そのため、処理内容やフローをドキュメント化しておくこと、定期的にフローを見直す体制を整えておくことが不可欠です。運用責任者やレビュー体制をあらかじめ決めておくと、長期的な安定運用につながります。
スモールスタートからの段階的な拡張
最初から大規模な業務を一気にRPA化しようとすると、設計ミスや想定外のトラブルが起きやすくなります。まずは一部の業務・一部のチームから小さく始めるスモールスタートを推奨します。
運用を通じて現場での理解を深め、成果が実感できるようになった段階で、徐々に他業務・他部署へと拡張していくのが理想的な流れです。こうした段階的アプローチであれば、現場の反発も少なく、スムーズな全社展開へとつながります。
まとめ|RPAで営業の価値を最大化する
営業部門の課題は、単なる「忙しさ」ではなく、本来注力すべき提案活動や顧客対応に、十分な時間と労力を割けていないことにあります。そしてその原因の多くは、繰り返し発生する定型業務や事務作業にあることが見えてきました。
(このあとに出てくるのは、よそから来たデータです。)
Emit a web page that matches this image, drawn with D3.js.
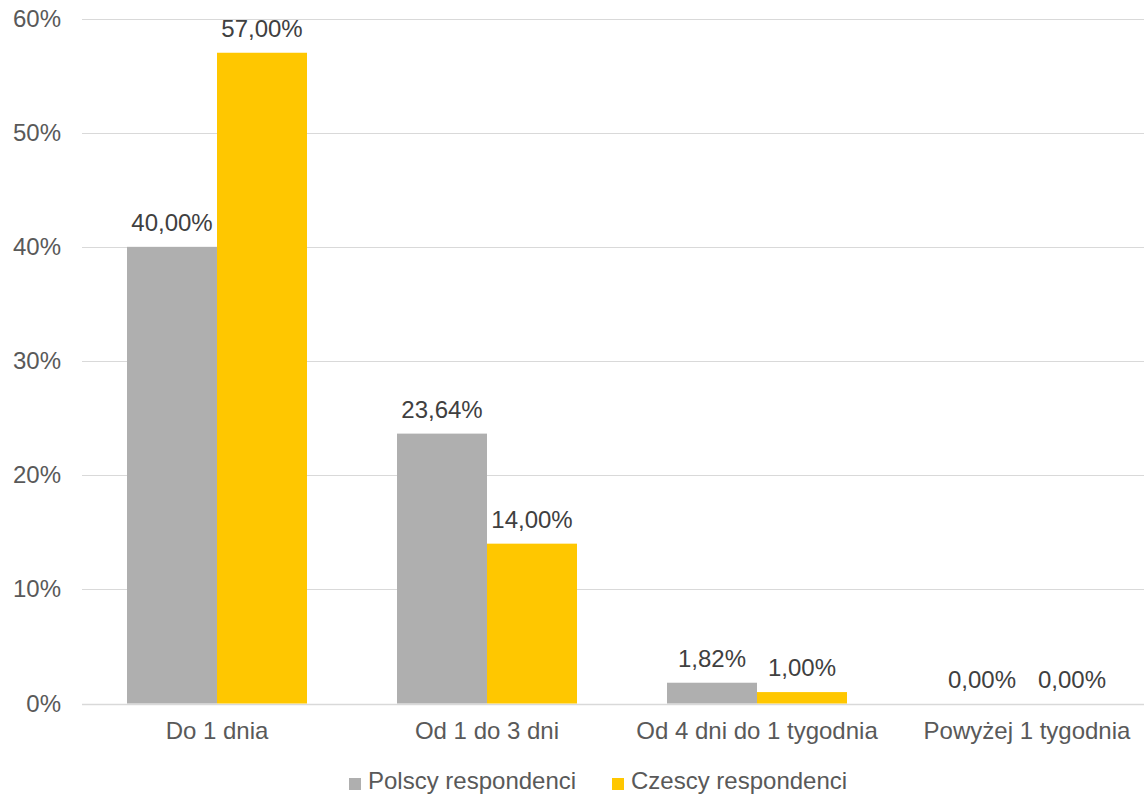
<!DOCTYPE html>
<html>
<head>
<meta charset="utf-8">
<script src="https://cdn.jsdelivr.net/npm/d3@7"></script>
<style>
  html, body { margin: 0; padding: 0; background: #fff; }
  svg { display: block; font-family: "Liberation Sans", Arial, sans-serif; }
</style>
</head>
<body>
<svg id="chart" width="1144" height="795"></svg>
<script>
// Czas reakcji – odsetek respondentów w każdej kategorii
const categories = ["Do 1 dnia", "Od 1 do 3 dni", "Od 4 dni do 1 tygodnia", "Powyżej 1 tygodnia"];
const seriesNames = ["Polscy respondenci", "Czescy respondenci"];
const polskie = [40.00, 23.64, 1.82, 0.00];
const czeskie = [57.00, 14.00, 1.00, 0.00];
const yTicks = [0, 10, 20, 30, 40, 50, 60];
const colors = ["#afafaf", "#ffc700"];

const svg = d3.select("#chart");
const plotLeft = 82, plotRight = 1162, plotTop = 18.5, plotBottom = 703.5;
const fontSize = 24;

const x = d3.scaleBand().domain(categories).range([plotLeft, plotRight]).paddingInner(1/3).paddingOuter(1/6);
const xs = d3.scaleBand().domain(seriesNames).range([0, x.bandwidth()]);
const y = d3.scaleLinear().domain([0, 60]).range([plotBottom, plotTop]);

const textColor = "#595959";
const fmt = v => v.toFixed(2).replace(".", ",") + "%";

// Linie siatki
svg.append("g").selectAll("line").data(yTicks).join("line")
  .attr("x1", plotLeft).attr("x2", plotRight)
  .attr("y1", d => Math.round(y(d)) + 0.5).attr("y2", d => Math.round(y(d)) + 0.5)
  .attr("stroke", "#d9d9d9").attr("stroke-width", d => d === 0 ? 1.5 : 1);

// Etykiety osi Y
svg.append("g").selectAll("text").data(yTicks).join("text")
  .attr("x", 61).attr("y", d => y(d) + 8)
  .attr("text-anchor", "end").attr("font-size", fontSize).attr("fill", textColor)
  .text(d => d + "%");

// Słupki
const rows = categories.map((c, i) => [polskie[i], czeskie[i]]);
const groups = svg.append("g").selectAll("g").data(categories).join("g")
  .attr("transform", c => `translate(${x(c)},0)`);

groups.selectAll("rect").data((c, i) => rows[i].map((v, k) => ({ v, k })))
  .join("rect")
  .attr("x", d => xs(seriesNames[d.k]))
  .attr("width", xs.bandwidth())
  .attr("y", d => y(d.v))
  .attr("height", d => y(0) - y(d.v))
  .attr("fill", d => colors[d.k]);

groups.selectAll("text.val").data((c, i) => rows[i].map((v, k) => ({ v, k })))
  .join("text").attr("class", "val")
  .attr("x", d => xs(seriesNames[d.k]) + xs.bandwidth() / 2)
  .attr("y", d => y(d.v) - 16)
  .attr("text-anchor", "middle").attr("font-size", fontSize).attr("fill", "#404040")
  .text(d => fmt(d.v));

// Etykiety kategorii
svg.append("g").selectAll("text").data(categories).join("text")
  .attr("x", c => x(c) + x.bandwidth() / 2).attr("y", 739)
  .attr("text-anchor", "middle").attr("font-size", fontSize).attr("fill", textColor)
  .text(c => c);

// Legenda
const legendX = [349, 612];
const legend = svg.append("g").selectAll("g").data(seriesNames).join("g")
  .attr("transform", (d, i) => `translate(${legendX[i]},778)`);
legend.append("rect").attr("width", 12).attr("height", 12).attr("fill", (d, i) => colors[i]);
legend.append("text").attr("x", 19).attr("y", 11)
  .attr("font-size", fontSize).attr("fill", textColor).text(d => d);
</script>
</body>
</html>
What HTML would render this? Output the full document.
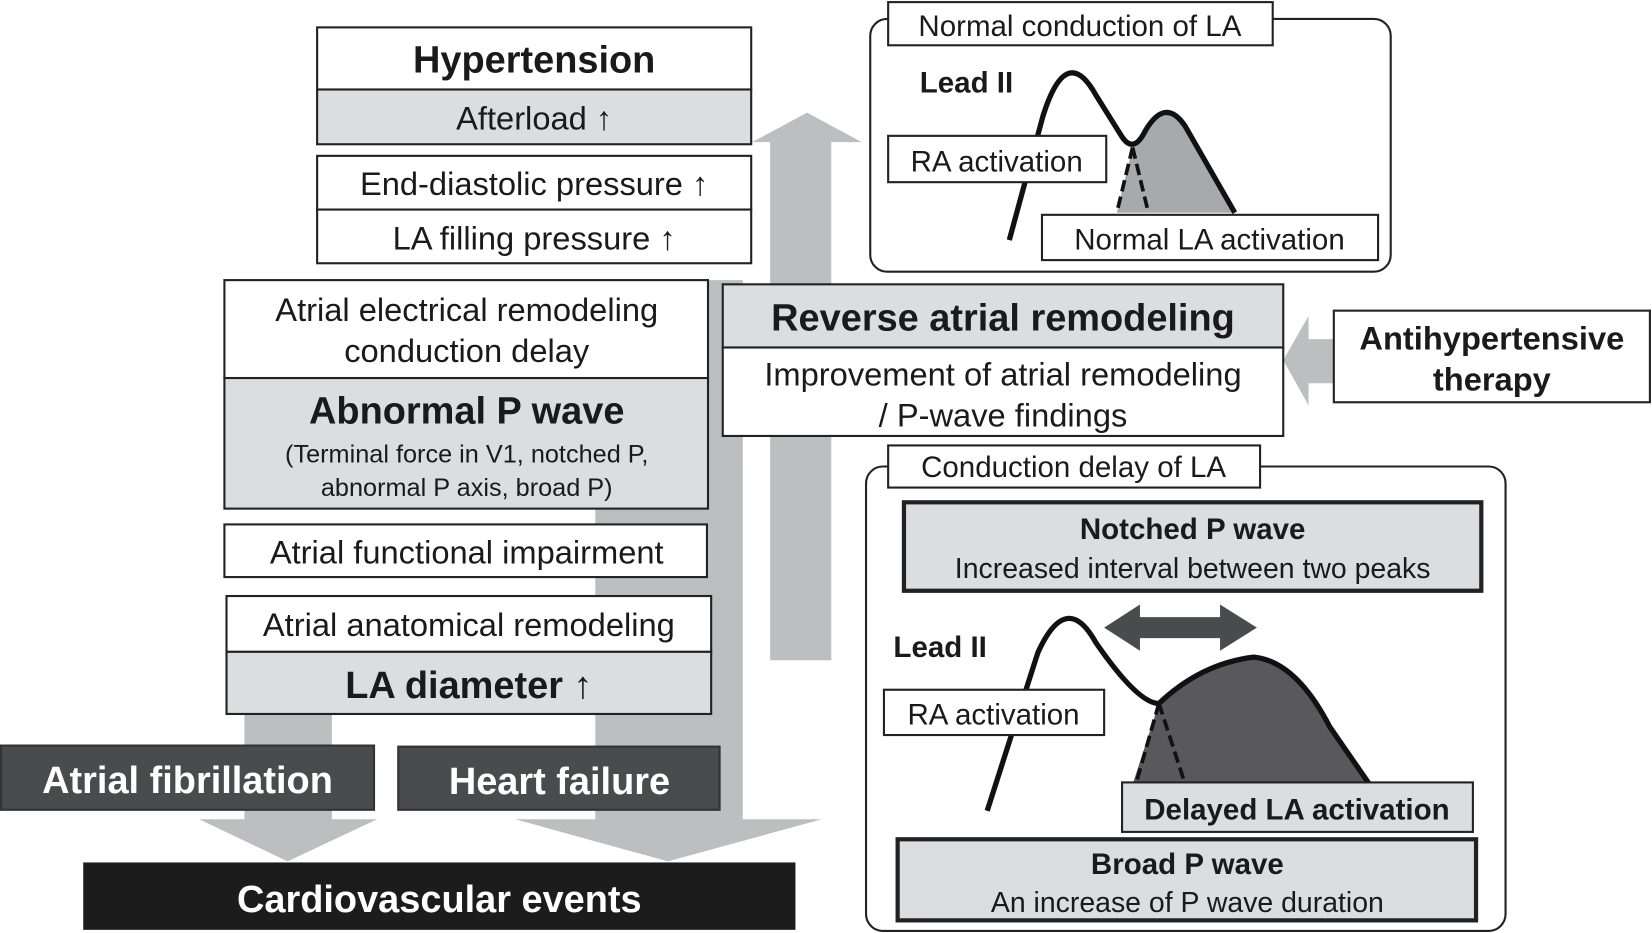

RPAは、こうした業務を効率化するだけでなく、営業担当者が本来の「価値を生む業務」に集中できる環境をつくるための強力な支援ツールです。
帳票作成やレポート作成、SFA入力、定期メール送信など、一つ一つは小さく見える作業でも、積み重ねれば大きな時間の投資になっていることに気づくはずです。
だからこそ、RPAの導入は単なる自動化ではなく、「営業という仕事の質を高めるための選択」と捉えることが重要です。
現場の声に耳を傾け、小さく始めて、成果を確かめながら広げていく──この一歩が、営業部門のDXを加速させ、成果につながる確かな変化をもたらすことでしょう。
業務をただ「楽にする」だけではない。営業が"人にしかできない仕事"に専念できる環境づくりこそが、RPAの本当の価値なのです。